Required work =
Give every line back verbatim, dropping all images.

** BEGIN **

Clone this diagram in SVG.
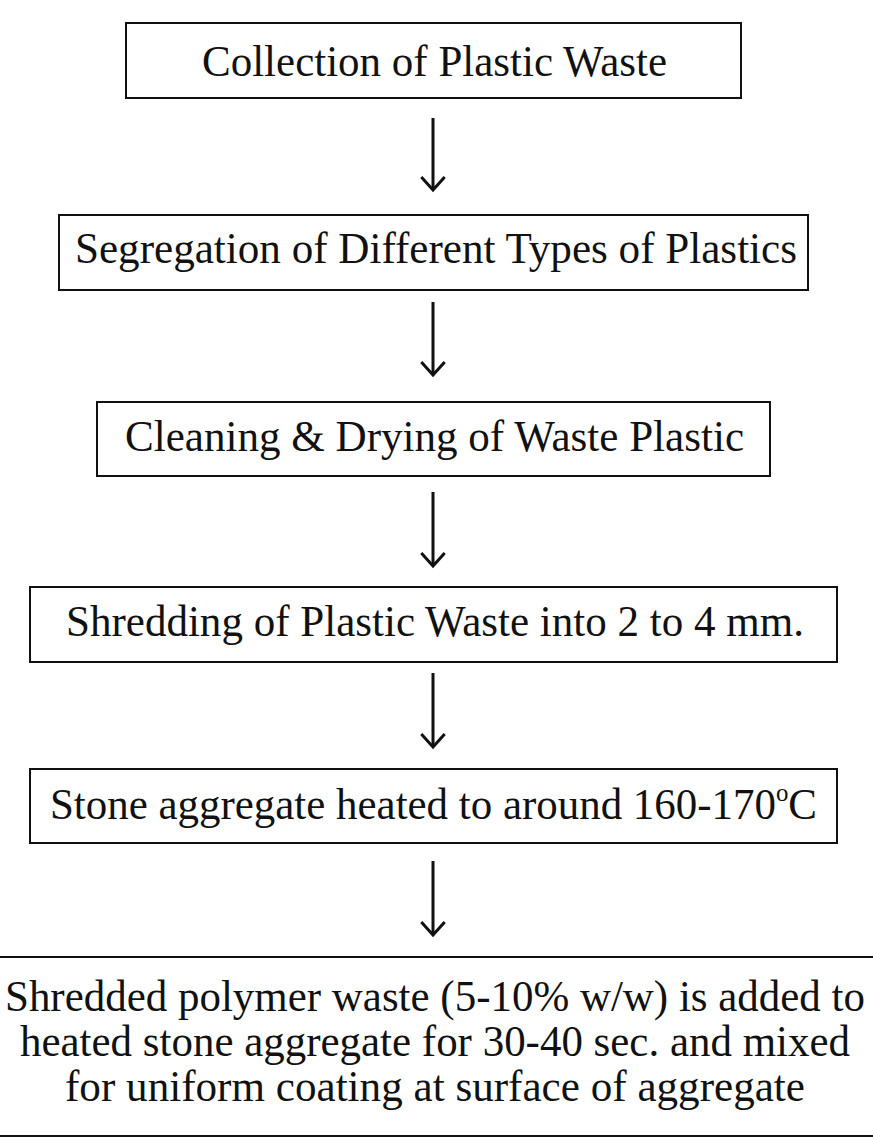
<svg xmlns="http://www.w3.org/2000/svg" width="873" height="1142" viewBox="0 0 873 1142">
<style>
rect{fill:#fff;stroke:#111;stroke-width:2}
text{font-family:"Liberation Serif",serif;font-size:45px;fill:#111}
.c line{stroke:#111;stroke-width:3;fill:none}
</style>
<defs><marker id="a" viewBox="0 0 20 20" refX="18" refY="10" markerWidth="26" markerHeight="26" markerUnits="userSpaceOnUse" orient="auto"><path d="M8,1 L18,10 L8,19" fill="none" stroke="#111" stroke-width="2.3"/></marker></defs>
<rect width="873" height="1142" style="stroke:none"/>
<g id="n1"><rect x="126" y="23" width="615" height="75"/><text x="202" y="76" textLength="465" lengthAdjust="spacingAndGlyphs">Collection of Plastic Waste</text></g>
<g id="n2"><rect x="59" y="215" width="749" height="75"/><text x="75" y="263" textLength="722" lengthAdjust="spacingAndGlyphs">Segregation of Different Types of Plastics</text></g>
<g id="n3"><rect x="97" y="402" width="673" height="74"/><text x="125" y="451" textLength="619" lengthAdjust="spacingAndGlyphs">Cleaning &amp; Drying of Waste Plastic</text></g>
<g id="n4"><rect x="30" y="587" width="807" height="75"/><text x="66" y="636" textLength="738" lengthAdjust="spacingAndGlyphs">Shredding of Plastic Waste into 2 to 4 mm.</text></g>
<g id="n5"><rect x="30" y="769" width="807" height="74"/><text x="50" y="819" textLength="767" lengthAdjust="spacingAndGlyphs">Stone aggregate heated to around 160-170<tspan font-size="26" dy="-18">o</tspan><tspan dy="18">C</tspan></text></g>
<g id="n6"><line x1="0" y1="957" x2="873" y2="957" stroke="#111" stroke-width="2"/><line x1="0" y1="1136" x2="873" y2="1136" stroke="#111" stroke-width="2"/>
<text x="5" y="1011" textLength="860" lengthAdjust="spacingAndGlyphs">Shredded polymer waste (5-10% w/w) is added to</text>
<text x="20" y="1056" textLength="830" lengthAdjust="spacingAndGlyphs">heated stone aggregate for 30-40 sec. and mixed</text>
<text x="65" y="1101" textLength="740" lengthAdjust="spacingAndGlyphs">for uniform coating at surface of aggregate</text></g>
<g class="c" id="connectors">
<line x1="433" y1="118" x2="433" y2="190" marker-end="url(#a)"/>
<line x1="433" y1="302" x2="433" y2="375" marker-end="url(#a)"/>
<line x1="433" y1="492" x2="433" y2="566" marker-end="url(#a)"/>
<line x1="433" y1="673" x2="433" y2="747" marker-end="url(#a)"/>
<line x1="433" y1="861" x2="433" y2="935" marker-end="url(#a)"/>
</g>
</svg>
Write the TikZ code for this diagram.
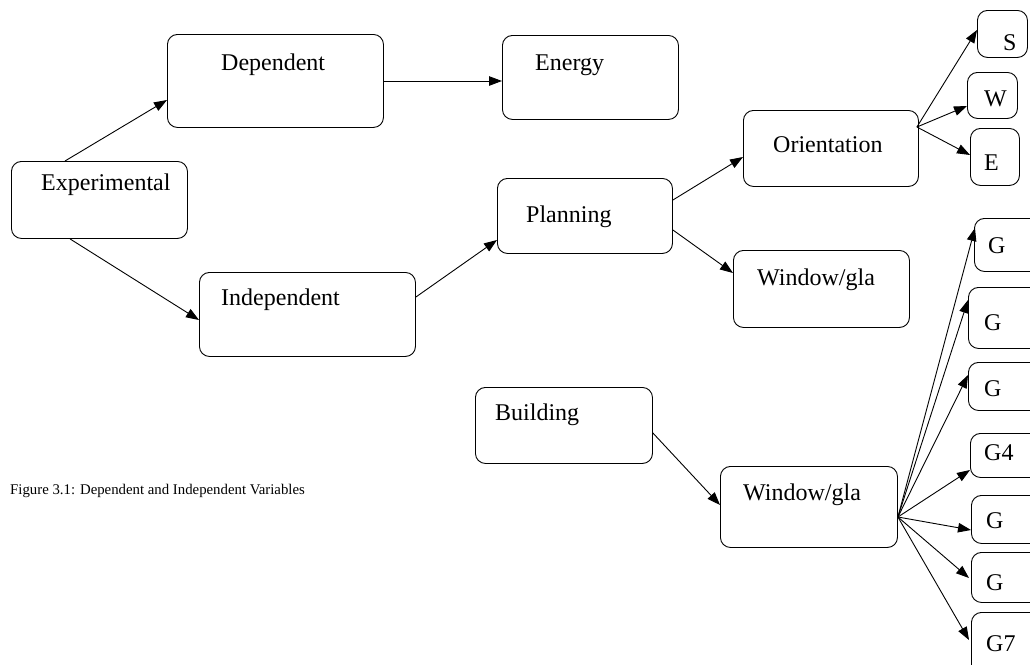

** END **

Answer to this problem =
Clone this diagram in SVG.
<svg xmlns="http://www.w3.org/2000/svg" width="873" height="1142" viewBox="0 0 873 1142">
<style>
rect{fill:#fff;stroke:#111;stroke-width:2}
text{font-family:"Liberation Serif",serif;font-size:45px;fill:#111}
.c line{stroke:#111;stroke-width:3;fill:none}
</style>
<defs><marker id="a" viewBox="0 0 20 20" refX="18" refY="10" markerWidth="26" markerHeight="26" markerUnits="userSpaceOnUse" orient="auto"><path d="M8,1 L18,10 L8,19" fill="none" stroke="#111" stroke-width="2.3"/></marker></defs>
<rect width="873" height="1142" style="stroke:none"/>
<g id="n1"><rect x="126" y="23" width="615" height="75"/><text x="202" y="76" textLength="465" lengthAdjust="spacingAndGlyphs">Collection of Plastic Waste</text></g>
<g id="n2"><rect x="59" y="215" width="749" height="75"/><text x="75" y="263" textLength="722" lengthAdjust="spacingAndGlyphs">Segregation of Different Types of Plastics</text></g>
<g id="n3"><rect x="97" y="402" width="673" height="74"/><text x="125" y="451" textLength="619" lengthAdjust="spacingAndGlyphs">Cleaning &amp; Drying of Waste Plastic</text></g>
<g id="n4"><rect x="30" y="587" width="807" height="75"/><text x="66" y="636" textLength="738" lengthAdjust="spacingAndGlyphs">Shredding of Plastic Waste into 2 to 4 mm.</text></g>
<g id="n5"><rect x="30" y="769" width="807" height="74"/><text x="50" y="819" textLength="767" lengthAdjust="spacingAndGlyphs">Stone aggregate heated to around 160-170<tspan font-size="26" dy="-18">o</tspan><tspan dy="18">C</tspan></text></g>
<g id="n6"><line x1="0" y1="957" x2="873" y2="957" stroke="#111" stroke-width="2"/><line x1="0" y1="1136" x2="873" y2="1136" stroke="#111" stroke-width="2"/>
<text x="5" y="1011" textLength="860" lengthAdjust="spacingAndGlyphs">Shredded polymer waste (5-10% w/w) is added to</text>
<text x="20" y="1056" textLength="830" lengthAdjust="spacingAndGlyphs">heated stone aggregate for 30-40 sec. and mixed</text>
<text x="65" y="1101" textLength="740" lengthAdjust="spacingAndGlyphs">for uniform coating at surface of aggregate</text></g>
<g class="c" id="connectors">
<line x1="433" y1="118" x2="433" y2="190" marker-end="url(#a)"/>
<line x1="433" y1="302" x2="433" y2="375" marker-end="url(#a)"/>
<line x1="433" y1="492" x2="433" y2="566" marker-end="url(#a)"/>
<line x1="433" y1="673" x2="433" y2="747" marker-end="url(#a)"/>
<line x1="433" y1="861" x2="433" y2="935" marker-end="url(#a)"/>
</g>
</svg>
Write the TikZ code for this diagram.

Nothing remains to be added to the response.